No. 34




Image of Estonia in Russia’s online-media in 2015 from security perspective

14 December 2016


RiTo No. 34, 2016

  • Andrus Tamberg

    Andrus Tamberg

    Staff Officer of the Defence Forces, Captain Master of Social Sciences (internal security)

Today, media is ever more actively and effectively used as an instrument for exerting influence on public opinion and political decisions. Non-democratic countries like Russia use media as means of propaganda in shaping ideological attitudes. Russia has also considerably increased military activities near the Baltic States, and continuously declared NATO its main enemy. Information field that distorts reality may damage the cohesion of different groups of population and create instability in the society, therefore Estonia should pay more attention to attacks targeted against the cohesion of the society, and develop psychological defence and resistance against anti-Estonian propaganda activities. In order to ensure the security of the society and the state and the sense of security of the people, and to prevent crises and increase confidence in the activities of the state, it is necessary to develop the psychological defence of the state more than it has been done so far. From the point of view of Estonia’s strategic communication and psychological defence, it is important to know how Estonia is depicted in Russian media. Unfortunately it has been assessed only empirically.

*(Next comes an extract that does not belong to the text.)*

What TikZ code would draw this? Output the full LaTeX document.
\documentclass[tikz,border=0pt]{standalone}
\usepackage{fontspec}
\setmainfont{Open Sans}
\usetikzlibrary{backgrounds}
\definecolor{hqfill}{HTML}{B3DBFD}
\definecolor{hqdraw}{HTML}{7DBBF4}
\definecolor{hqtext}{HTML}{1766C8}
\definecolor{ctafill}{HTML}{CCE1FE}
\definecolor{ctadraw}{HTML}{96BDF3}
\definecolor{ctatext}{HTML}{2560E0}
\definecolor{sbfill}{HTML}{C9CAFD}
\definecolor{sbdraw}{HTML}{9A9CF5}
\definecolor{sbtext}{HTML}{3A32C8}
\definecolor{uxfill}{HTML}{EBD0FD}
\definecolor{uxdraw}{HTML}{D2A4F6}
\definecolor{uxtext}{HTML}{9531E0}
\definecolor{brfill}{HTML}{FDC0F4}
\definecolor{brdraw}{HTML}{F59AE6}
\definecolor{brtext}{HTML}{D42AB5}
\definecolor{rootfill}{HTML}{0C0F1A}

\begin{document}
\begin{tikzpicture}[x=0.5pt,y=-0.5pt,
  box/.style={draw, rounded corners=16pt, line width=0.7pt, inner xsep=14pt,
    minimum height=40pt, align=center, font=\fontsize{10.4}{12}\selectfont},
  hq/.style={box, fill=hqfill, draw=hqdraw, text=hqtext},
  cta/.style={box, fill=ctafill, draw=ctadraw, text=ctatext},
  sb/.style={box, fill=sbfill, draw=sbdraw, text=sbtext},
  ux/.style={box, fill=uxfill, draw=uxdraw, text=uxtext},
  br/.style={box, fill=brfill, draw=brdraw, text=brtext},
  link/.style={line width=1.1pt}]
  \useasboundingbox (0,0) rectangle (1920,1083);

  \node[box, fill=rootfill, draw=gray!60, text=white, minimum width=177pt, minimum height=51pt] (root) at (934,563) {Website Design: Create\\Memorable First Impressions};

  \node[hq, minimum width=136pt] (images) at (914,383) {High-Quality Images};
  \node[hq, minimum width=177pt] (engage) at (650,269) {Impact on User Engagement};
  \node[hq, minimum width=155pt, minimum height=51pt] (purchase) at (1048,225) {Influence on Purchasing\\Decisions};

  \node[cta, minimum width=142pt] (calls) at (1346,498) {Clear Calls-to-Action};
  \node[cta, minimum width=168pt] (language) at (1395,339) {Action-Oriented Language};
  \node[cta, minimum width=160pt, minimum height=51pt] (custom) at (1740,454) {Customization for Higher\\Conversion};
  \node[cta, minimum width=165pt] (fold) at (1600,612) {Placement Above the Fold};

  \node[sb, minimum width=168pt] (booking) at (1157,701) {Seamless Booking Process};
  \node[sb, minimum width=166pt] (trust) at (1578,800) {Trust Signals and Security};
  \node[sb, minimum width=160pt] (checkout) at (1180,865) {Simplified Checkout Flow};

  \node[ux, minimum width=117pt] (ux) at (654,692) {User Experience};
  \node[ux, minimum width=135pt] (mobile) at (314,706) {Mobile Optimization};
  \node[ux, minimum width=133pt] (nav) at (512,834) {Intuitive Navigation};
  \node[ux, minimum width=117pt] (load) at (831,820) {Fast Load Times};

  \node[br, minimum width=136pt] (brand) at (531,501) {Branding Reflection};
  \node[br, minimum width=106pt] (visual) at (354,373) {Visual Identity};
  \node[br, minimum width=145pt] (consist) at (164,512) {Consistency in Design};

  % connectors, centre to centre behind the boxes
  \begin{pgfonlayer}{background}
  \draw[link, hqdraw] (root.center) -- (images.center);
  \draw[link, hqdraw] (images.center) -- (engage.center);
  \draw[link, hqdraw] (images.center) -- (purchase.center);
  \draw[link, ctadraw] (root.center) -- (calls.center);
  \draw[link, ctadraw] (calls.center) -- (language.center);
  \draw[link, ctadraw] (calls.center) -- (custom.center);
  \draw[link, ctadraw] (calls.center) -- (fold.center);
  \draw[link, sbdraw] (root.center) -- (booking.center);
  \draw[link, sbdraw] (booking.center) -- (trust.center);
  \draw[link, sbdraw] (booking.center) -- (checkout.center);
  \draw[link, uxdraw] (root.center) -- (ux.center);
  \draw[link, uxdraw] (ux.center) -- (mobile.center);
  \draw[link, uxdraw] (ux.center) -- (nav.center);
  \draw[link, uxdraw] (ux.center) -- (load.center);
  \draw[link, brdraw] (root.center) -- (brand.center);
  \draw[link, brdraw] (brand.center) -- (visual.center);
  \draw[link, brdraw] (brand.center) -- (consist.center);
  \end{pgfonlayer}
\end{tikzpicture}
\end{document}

The study of the image of Estonia in Russia’s media, conducted by the author, enables to analyse the dynamics of Russia’s aggressiveness more effectively. Summary of the research results and generalising conclusions on the image of Estonia would be a contribution to national security policy decision-making and implementing the measures taken on their basis in the context of information space.

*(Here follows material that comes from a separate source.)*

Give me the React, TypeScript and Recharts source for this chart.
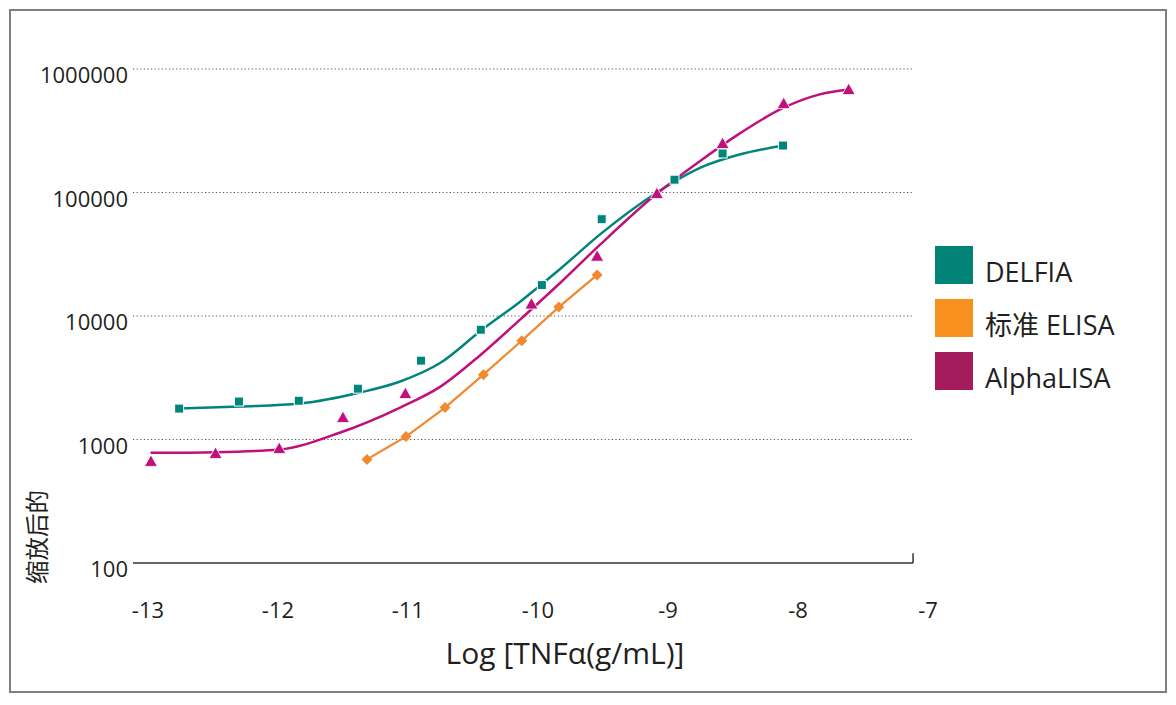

Analysis of Russia’s online media showed that in 2015, the image of Estonia in Russia’s media portals was predominantly negative; the themes and tone of the articles, and thus also the image, did not differ significantly in different news portals during the year. The issues that were discussed the most concerned enhancing the presence of NATO, exercises of the alliance, Russia’s threat and aggressiveness, energy independence, production of life threatening food products, sanctions against Russia, economic hardships, discrimination and Eston Kohver, who had been convicted of espionage. The frames that appeared most often in media texts characterised Estonia as a country where “Russia is seen as a mythical threat, and therefore Russia is spied against and continuous NATO exercises are held on the western border of Russia”. The study reached the conclusion that the purpose of Russia’s anti-Estonian propaganda activities was connected with bringing down the feeling of security of the people of Estonia, i.e. it was tried to split the European Union and NATO, and to spread confusion in the society and prevent integration. Therefore Estonia should pay more attention to attacks targeted at the cohesion of the society and develop psychological defence more than it has been done until now. “Soft power” as a means of influencing meets its purpose less if the impact of Russian media on its target audience is studied more and the Estonian collective identity is enhanced. In addition to developing e-services, the state should also promote and manage the image of a successful e-state and the general positive image, because the image of a country has a wide impact both from the perspective of international relations and the domestic development.